Rita Jackson Samuels was an American women’s rights and civil rights activist who became known for linking grassroots organizing with practical political and educational initiatives. She worked within the Southern Christian Leadership Conference, participated in the 1965 Selma to Montgomery march, and later broke barriers as an early Black woman on Georgia gubernatorial and state election roles. Through institutions she founded and led—most notably the Georgia Coalition of Black Women—Samuels consistently emphasized development, policy engagement, and leadership pipelines for Black women and girls.
Early Life and Education
Samuels grew up in Georgia and emerged as a civil-rights-oriented organizer from an early period of activism. She later studied at Claflin University, Morris Brown College, and Georgia State University. She also earned a certification in business and secretarial science through Dimery’s Business College.
Career
Samuels began her public-facing civil-rights work by serving as a secretary for the Southern Christian Leadership Conference, working under multiple SCLC administrations. She participated in the 1965 Selma to Montgomery march, aligning her early career with major moral and political pressure campaigns of the era. Over time, she became associated with organizing and operational support roles that connected national leadership movements to on-the-ground participation.
After her work with SCLC, Samuels entered Georgia’s highest levels of public service through a pioneering appointment to a governor’s staff. She served as Jimmy Carter’s coordinator of the Governor’s Council on Human Relations, becoming the first African-American woman to do so. In this position, she helped shape human-relations priorities at a moment when civil rights governance required both strategy and public legitimacy.

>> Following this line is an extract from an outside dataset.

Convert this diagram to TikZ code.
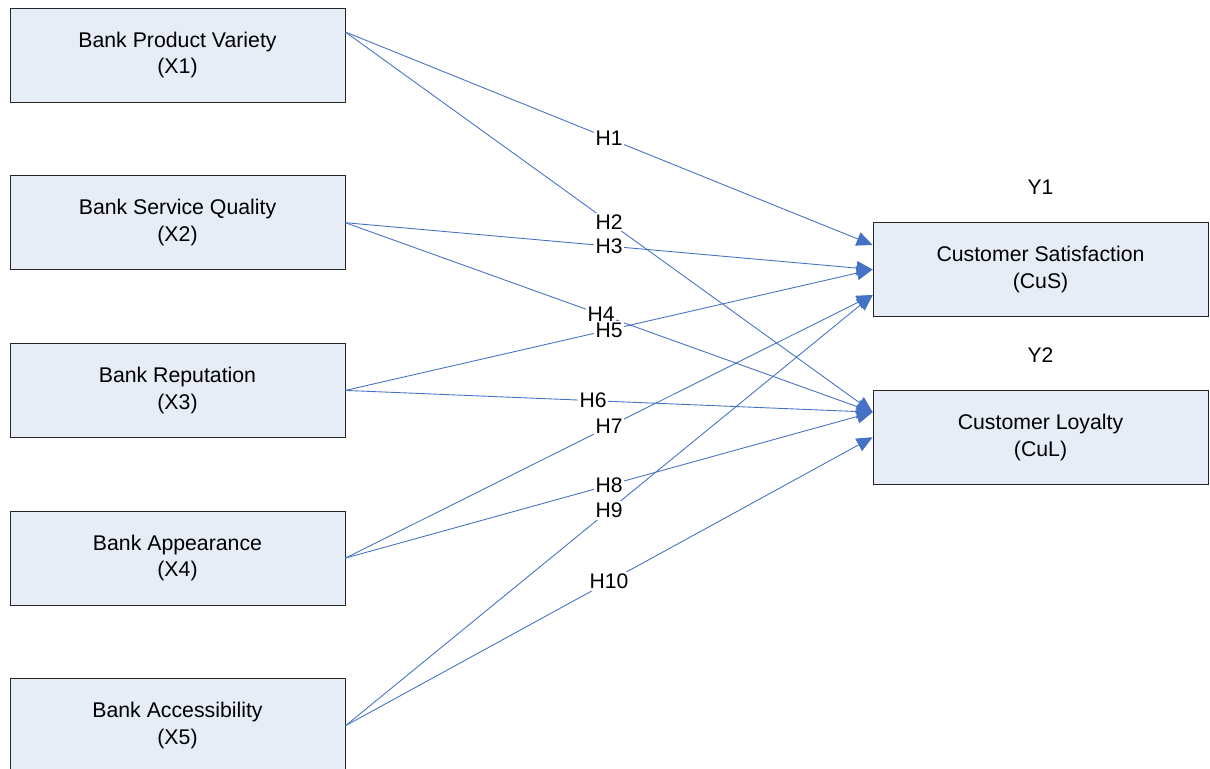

Samuels also contributed to the Carter administration through White House consulting work, bringing her civil-rights experience into the broader federal policy environment. Her work linked symbolic recognition, community needs, and administrative follow-through during a transition period for civil-rights enforcement and women’s public participation. She also worked as a consultant with national agencies connected to community services.
Later, Samuels expanded her leadership from staff roles into institution-building. She founded the Georgia Coalition of Black Women in 1980 and served as executive director, making the organization a durable platform for advocacy, training, and development. Under her direction, the group pursued programs designed to grow capacity—especially for young women and for Black women seeking public-policy influence.
Samuels’s organizational work emphasized education and career preparation as civil-rights tools. She helped create initiatives such as the “Just for Girls Computer Camp,” computer training for foster children, and early public-policy and government-relations training targeted to Black women in Georgia. These efforts reflected a leadership approach that treated access to skills and networks as essential to civic power.
She further extended her development model through partnerships and youth-to-government pathways. She founded the Women In Government Internship Program in 1999, providing structured experiences for young women interested in careers within government. Her goal was to translate advocacy energy into long-term representation and leadership continuity.
Samuels also engaged in archival and public-history work related to women’s contributions, treating preservation as part of civic empowerment. She created a First Ladies Archive project connected to the State Archives, and she collaborated on a resource guide documenting the social and economic contributions of Georgia women with Emory University. In these projects, she positioned documentation itself as a form of leadership and legitimacy-building.
In addition to her coalition work, Samuels served on multiple boards and commissions connected to justice, education, and women’s civic influence. She worked with the National Women’s History Museum’s board and contributed to local and national institutions related to civil-rights memory and community services. Her roles reinforced the idea that advocacy required both public messaging and institutional governance experience.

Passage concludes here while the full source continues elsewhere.